→ **Goal**
Repeat the records below exactly, leaving out every picture.

→ **Supplied data**

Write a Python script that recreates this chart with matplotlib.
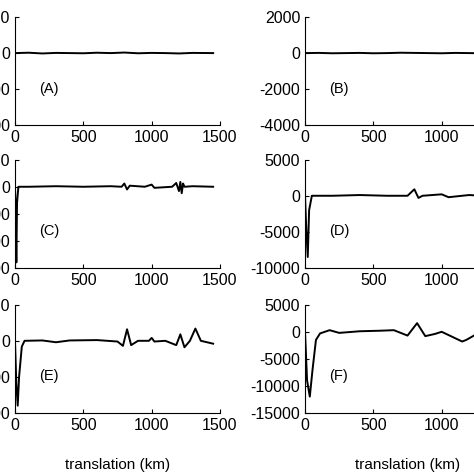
import numpy as np
import matplotlib.pyplot as plt

plt.rcParams['font.family'] = ['Liberation Sans', 'DejaVu Sans']
plt.rcParams['axes.unicode_minus'] = False

# translation (km) and misfit values
x_flat = [0, 100, 200, 300, 400, 500, 600, 700, 800, 900, 1000, 1100, 1200, 1300, 1450]
a_vals = [0, 20, -20, 10, 0, -10, 20, 0, 30, -10, 10, 0, -20, 10, 0]
b_vals = [0, 10, -10, 0, 10, -10, 0, 20, 10, 0, -10, 10, 0, -10, 0]

x_c = [0, 5, 10, 15, 25, 100, 300, 500, 700, 780, 800, 820, 840, 950, 1000, 1020, 1150, 1180, 1200, 1210, 1220, 1230, 1240, 1300, 1450]
c_vals = [0, -4000, -14000, -3000, 0, 0, 100, 0, 100, 0, 600, -500, 200, 0, 400, -200, 0, 700, -800, 900, -1200, 600, 0, 100, 0]

x_d = [0, 10, 20, 30, 50, 200, 400, 600, 750, 800, 830, 860, 1000, 1050, 1200, 1300, 1400, 1500]
d_vals = [0, -5000, -8500, -2000, 0, 0, 100, 0, 0, 900, -300, 0, 200, -200, 100, 0, -100, 0]

x_e = [0, 10, 20, 30, 50, 70, 200, 300, 400, 600, 750, 790, 820, 850, 900, 980, 1000, 1020, 1100, 1180, 1210, 1240, 1280, 1320, 1360, 1450]
e_vals = [0, -6000, -9000, -5000, -800, 0, 50, -200, 50, 100, -100, -700, 1600, -600, 0, 0, 400, -100, 0, -600, 900, -900, 0, 1700, 0, -400]

x_f = [0, 15, 35, 55, 80, 110, 180, 250, 400, 550, 650, 750, 820, 880, 950, 1000, 1050, 1150, 1180, 1250, 1500]
f_vals = [0, -9000, -12000, -7000, -1500, -300, 300, -200, 100, 200, 300, -700, 1600, -800, -400, 0, -600, -1800, -1500, -500, 0]

panels = [
    ('(A)', x_flat, a_vals, (-4000, 2000), [-4000, -2000, 0, 2000], (0.0316, 0.736)),
    ('(B)', x_flat, b_vals, (-4000, 2000), [-4000, -2000, 0, 2000], (0.6435, 0.736)),
    ('(C)', x_c, c_vals, (-15000, 5000), [-15000, -10000, -5000, 0, 5000], (0.0316, 0.435)),
    ('(D)', x_d, d_vals, (-10000, 5000), [-10000, -5000, 0, 5000], (0.6435, 0.435)),
    ('(E)', x_e, e_vals, (-10000, 5000), [-10000, -5000, 0, 5000], (0.0316, 0.129)),
    ('(F)', x_f, f_vals, (-15000, 5000), [-15000, -10000, -5000, 0, 5000], (0.6435, 0.129)),
]

fig = plt.figure(figsize=(4.74, 4.74), dpi=100)
for label, xs, ys, ylim, yticks, (x0, y0) in panels:
    ax = fig.add_axes([x0, y0, 0.4325, 0.228])
    ax.plot(xs, ys, color='black', lw=1.4)
    ax.set_xlim(0, 1500)
    ax.set_ylim(*ylim)
    ax.set_xticks([0, 500, 1000, 1500])
    ax.set_yticks(yticks)
    ax.tick_params(direction='in', labelsize=11.5, length=3)
    ax.spines['top'].set_visible(False)
    ax.spines['right'].set_visible(False)
    ax.text(0.12, 0.3, label, transform=ax.transAxes, fontsize=10.5)
    if label in ('(E)', '(F)'):
        ax.set_xlabel('translation (km)', fontsize=11, labelpad=18)

fig.savefig('out.png', dpi=100)
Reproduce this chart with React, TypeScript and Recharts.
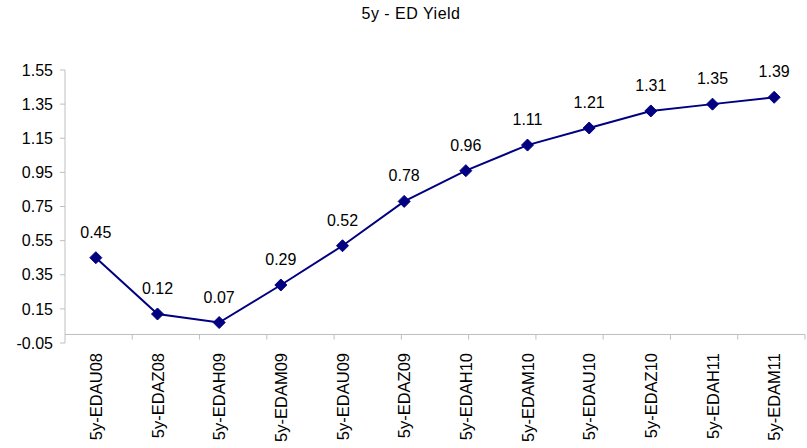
import React from 'react';
import {
  LineChart,
  Line,
  XAxis,
  YAxis,
  ReferenceLine,
  LabelList,
} from 'recharts';

const contracts = [
  '5y-EDAU08', '5y-EDAZ08', '5y-EDAH09', '5y-EDAM09', '5y-EDAU09', '5y-EDAZ09',
  '5y-EDAH10', '5y-EDAM10', '5y-EDAU10', '5y-EDAZ10', '5y-EDAH11', '5y-EDAM11',
];
const yields = [0.45, 0.12, 0.07, 0.29, 0.52, 0.78, 0.96, 1.11, 1.21, 1.31, 1.35, 1.39];
const yTicks = [-0.05, 0.15, 0.35, 0.55, 0.75, 0.95, 1.15, 1.35, 1.55];

const NAVY = '#000080';
const AXIS = '#bfbfbf';
const FONT = '"Liberation Sans", Arial, sans-serif';

const data = contracts.map((name, i) => ({ name, y: yields[i] }));
// boundaries between categories, for the tick marks under the zero line
const boundaries = contracts.map((_, i) => i + 1);

// Diamond marker
const Diamond = (props: any) => {
  const { cx, cy, index } = props;
  if (cx == null || cy == null) return null;
  const r = 6;
  return (
    <polygon
      key={`d-${index}`}
      points={`${cx},${cy - r} ${cx + r},${cy} ${cx},${cy + r} ${cx - r},${cy}`}
      fill={NAVY}
      stroke={NAVY}
    />
  );
};

// Rotated category label
const CategoryTick = (props: any) => {
  const { x, y, payload } = props;
  return (
    <text
      x={x}
      y={y + 10}
      transform={`rotate(-90, ${x}, ${y + 10})`}
      textAnchor="end"
      dominantBaseline="central"
      fontFamily={FONT}
      fontSize={16.5}
      fill="#000"
    >
      {payload.value}
    </text>
  );
};

export default function App() {
  return (
    <div style={{ position: 'absolute', left: 0, top: 0, width: 807, height: 448, background: '#fff' }}>
      <div
        style={{
          position: 'absolute',
          left: 0,
          top: 4,
          width: 822,
          textAlign: 'center',
          fontFamily: FONT,
          fontSize: 16,
          letterSpacing: '0.5px',
          lineHeight: '20px',
          color: '#000',
        }}
      >
        5y - ED Yield
      </div>
      <LineChart
        width={807}
        height={448}
        data={data}
        margin={{ top: 70, right: 2, left: 0, bottom: 0 }}
      >
        <XAxis
          dataKey="name"
          scale="band"
          interval={0}
          axisLine={false}
          tickLine={false}
          tickSize={0}
          tickMargin={0}
          height={105}
          tick={<CategoryTick />}
        />
        <XAxis xAxisId="num" type="number" domain={[0, 12]} hide />
        <YAxis
          domain={[-0.05, 1.55]}
          ticks={yTicks}
          interval={0}
          width={65}
          axisLine={{ stroke: AXIS }}
          tickLine={{ stroke: AXIS }}
          tickSize={5}
          tickMargin={7}
          tick={{ fill: '#000', fontSize: 16, fontFamily: FONT }}
          tickFormatter={(v: number) => v.toFixed(2)}
        />
        <ReferenceLine y={0} stroke={AXIS} strokeWidth={1} />
        {boundaries.map((b) => (
          <ReferenceLine
            key={b}
            xAxisId="num"
            stroke={AXIS}
            segment={[{ x: b, y: 0 }, { x: b, y: -0.03 }]}
          />
        ))}
        <Line
          dataKey="y"
          stroke={NAVY}
          strokeWidth={2}
          dot={<Diamond />}
          activeDot={false}
          isAnimationActive={false}
        >
          <LabelList
            dataKey="y"
            position="top"
            offset={20}
            fill="#000"
            fontSize={16}
            fontFamily={FONT}
            formatter={(v: number) => v.toFixed(2)}
          />
        </Line>
      </LineChart>
    </div>
  );
}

→ **Written solution**
Write a Python script that recreates this chart with matplotlib.
import numpy as np
import matplotlib.pyplot as plt

plt.rcParams['font.family'] = ['Liberation Sans', 'DejaVu Sans']
plt.rcParams['axes.unicode_minus'] = False

# translation (km) and misfit values
x_flat = [0, 100, 200, 300, 400, 500, 600, 700, 800, 900, 1000, 1100, 1200, 1300, 1450]
a_vals = [0, 20, -20, 10, 0, -10, 20, 0, 30, -10, 10, 0, -20, 10, 0]
b_vals = [0, 10, -10, 0, 10, -10, 0, 20, 10, 0, -10, 10, 0, -10, 0]

x_c = [0, 5, 10, 15, 25, 100, 300, 500, 700, 780, 800, 820, 840, 950, 1000, 1020, 1150, 1180, 1200, 1210, 1220, 1230, 1240, 1300, 1450]
c_vals = [0, -4000, -14000, -3000, 0, 0, 100, 0, 100, 0, 600, -500, 200, 0, 400, -200, 0, 700, -800, 900, -1200, 600, 0, 100, 0]

x_d = [0, 10, 20, 30, 50, 200, 400, 600, 750, 800, 830, 860, 1000, 1050, 1200, 1300, 1400, 1500]
d_vals = [0, -5000, -8500, -2000, 0, 0, 100, 0, 0, 900, -300, 0, 200, -200, 100, 0, -100, 0]

x_e = [0, 10, 20, 30, 50, 70, 200, 300, 400, 600, 750, 790, 820, 850, 900, 980, 1000, 1020, 1100, 1180, 1210, 1240, 1280, 1320, 1360, 1450]
e_vals = [0, -6000, -9000, -5000, -800, 0, 50, -200, 50, 100, -100, -700, 1600, -600, 0, 0, 400, -100, 0, -600, 900, -900, 0, 1700, 0, -400]

x_f = [0, 15, 35, 55, 80, 110, 180, 250, 400, 550, 650, 750, 820, 880, 950, 1000, 1050, 1150, 1180, 1250, 1500]
f_vals = [0, -9000, -12000, -7000, -1500, -300, 300, -200, 100, 200, 300, -700, 1600, -800, -400, 0, -600, -1800, -1500, -500, 0]

panels = [
    ('(A)', x_flat, a_vals, (-4000, 2000), [-4000, -2000, 0, 2000], (0.0316, 0.736)),
    ('(B)', x_flat, b_vals, (-4000, 2000), [-4000, -2000, 0, 2000], (0.6435, 0.736)),
    ('(C)', x_c, c_vals, (-15000, 5000), [-15000, -10000, -5000, 0, 5000], (0.0316, 0.435)),
    ('(D)', x_d, d_vals, (-10000, 5000), [-10000, -5000, 0, 5000], (0.6435, 0.435)),
    ('(E)', x_e, e_vals, (-10000, 5000), [-10000, -5000, 0, 5000], (0.0316, 0.129)),
    ('(F)', x_f, f_vals, (-15000, 5000), [-15000, -10000, -5000, 0, 5000], (0.6435, 0.129)),
]

fig = plt.figure(figsize=(4.74, 4.74), dpi=100)
for label, xs, ys, ylim, yticks, (x0, y0) in panels:
    ax = fig.add_axes([x0, y0, 0.4325, 0.228])
    ax.plot(xs, ys, color='black', lw=1.4)
    ax.set_xlim(0, 1500)
    ax.set_ylim(*ylim)
    ax.set_xticks([0, 500, 1000, 1500])
    ax.set_yticks(yticks)
    ax.tick_params(direction='in', labelsize=11.5, length=3)
    ax.spines['top'].set_visible(False)
    ax.spines['right'].set_visible(False)
    ax.text(0.12, 0.3, label, transform=ax.transAxes, fontsize=10.5)
    if label in ('(E)', '(F)'):
        ax.set_xlabel('translation (km)', fontsize=11, labelpad=18)

fig.savefig('out.png', dpi=100)
Reproduce this chart with React, TypeScript and Recharts.
import React from 'react';
import {
  LineChart,
  Line,
  XAxis,
  YAxis,
  ReferenceLine,
  LabelList,
} from 'recharts';

const contracts = [
  '5y-EDAU08', '5y-EDAZ08', '5y-EDAH09', '5y-EDAM09', '5y-EDAU09', '5y-EDAZ09',
  '5y-EDAH10', '5y-EDAM10', '5y-EDAU10', '5y-EDAZ10', '5y-EDAH11', '5y-EDAM11',
];
const yields = [0.45, 0.12, 0.07, 0.29, 0.52, 0.78, 0.96, 1.11, 1.21, 1.31, 1.35, 1.39];
const yTicks = [-0.05, 0.15, 0.35, 0.55, 0.75, 0.95, 1.15, 1.35, 1.55];

const NAVY = '#000080';
const AXIS = '#bfbfbf';
const FONT = '"Liberation Sans", Arial, sans-serif';

const data = contracts.map((name, i) => ({ name, y: yields[i] }));
// boundaries between categories, for the tick marks under the zero line
const boundaries = contracts.map((_, i) => i + 1);

// Diamond marker
const Diamond = (props: any) => {
  const { cx, cy, index } = props;
  if (cx == null || cy == null) return null;
  const r = 6;
  return (
    <polygon
      key={`d-${index}`}
      points={`${cx},${cy - r} ${cx + r},${cy} ${cx},${cy + r} ${cx - r},${cy}`}
      fill={NAVY}
      stroke={NAVY}
    />
  );
};

// Rotated category label
const CategoryTick = (props: any) => {
  const { x, y, payload } = props;
  return (
    <text
      x={x}
      y={y + 10}
      transform={`rotate(-90, ${x}, ${y + 10})`}
      textAnchor="end"
      dominantBaseline="central"
      fontFamily={FONT}
      fontSize={16.5}
      fill="#000"
    >
      {payload.value}
    </text>
  );
};

export default function App() {
  return (
    <div style={{ position: 'absolute', left: 0, top: 0, width: 807, height: 448, background: '#fff' }}>
      <div
        style={{
          position: 'absolute',
          left: 0,
          top: 4,
          width: 822,
          textAlign: 'center',
          fontFamily: FONT,
          fontSize: 16,
          letterSpacing: '0.5px',
          lineHeight: '20px',
          color: '#000',
        }}
      >
        5y - ED Yield
      </div>
      <LineChart
        width={807}
        height={448}
        data={data}
        margin={{ top: 70, right: 2, left: 0, bottom: 0 }}
      >
        <XAxis
          dataKey="name"
          scale="band"
          interval={0}
          axisLine={false}
          tickLine={false}
          tickSize={0}
          tickMargin={0}
          height={105}
          tick={<CategoryTick />}
        />
        <XAxis xAxisId="num" type="number" domain={[0, 12]} hide />
        <YAxis
          domain={[-0.05, 1.55]}
          ticks={yTicks}
          interval={0}
          width={65}
          axisLine={{ stroke: AXIS }}
          tickLine={{ stroke: AXIS }}
          tickSize={5}
          tickMargin={7}
          tick={{ fill: '#000', fontSize: 16, fontFamily: FONT }}
          tickFormatter={(v: number) => v.toFixed(2)}
        />
        <ReferenceLine y={0} stroke={AXIS} strokeWidth={1} />
        {boundaries.map((b) => (
          <ReferenceLine
            key={b}
            xAxisId="num"
            stroke={AXIS}
            segment={[{ x: b, y: 0 }, { x: b, y: -0.03 }]}
          />
        ))}
        <Line
          dataKey="y"
          stroke={NAVY}
          strokeWidth={2}
          dot={<Diamond />}
          activeDot={false}
          isAnimationActive={false}
        >
          <LabelList
            dataKey="y"
            position="top"
            offset={20}
            fill="#000"
            fontSize={16}
            fontFamily={FONT}
            formatter={(v: number) => v.toFixed(2)}
          />
        </Line>
      </LineChart>
    </div>
  );
}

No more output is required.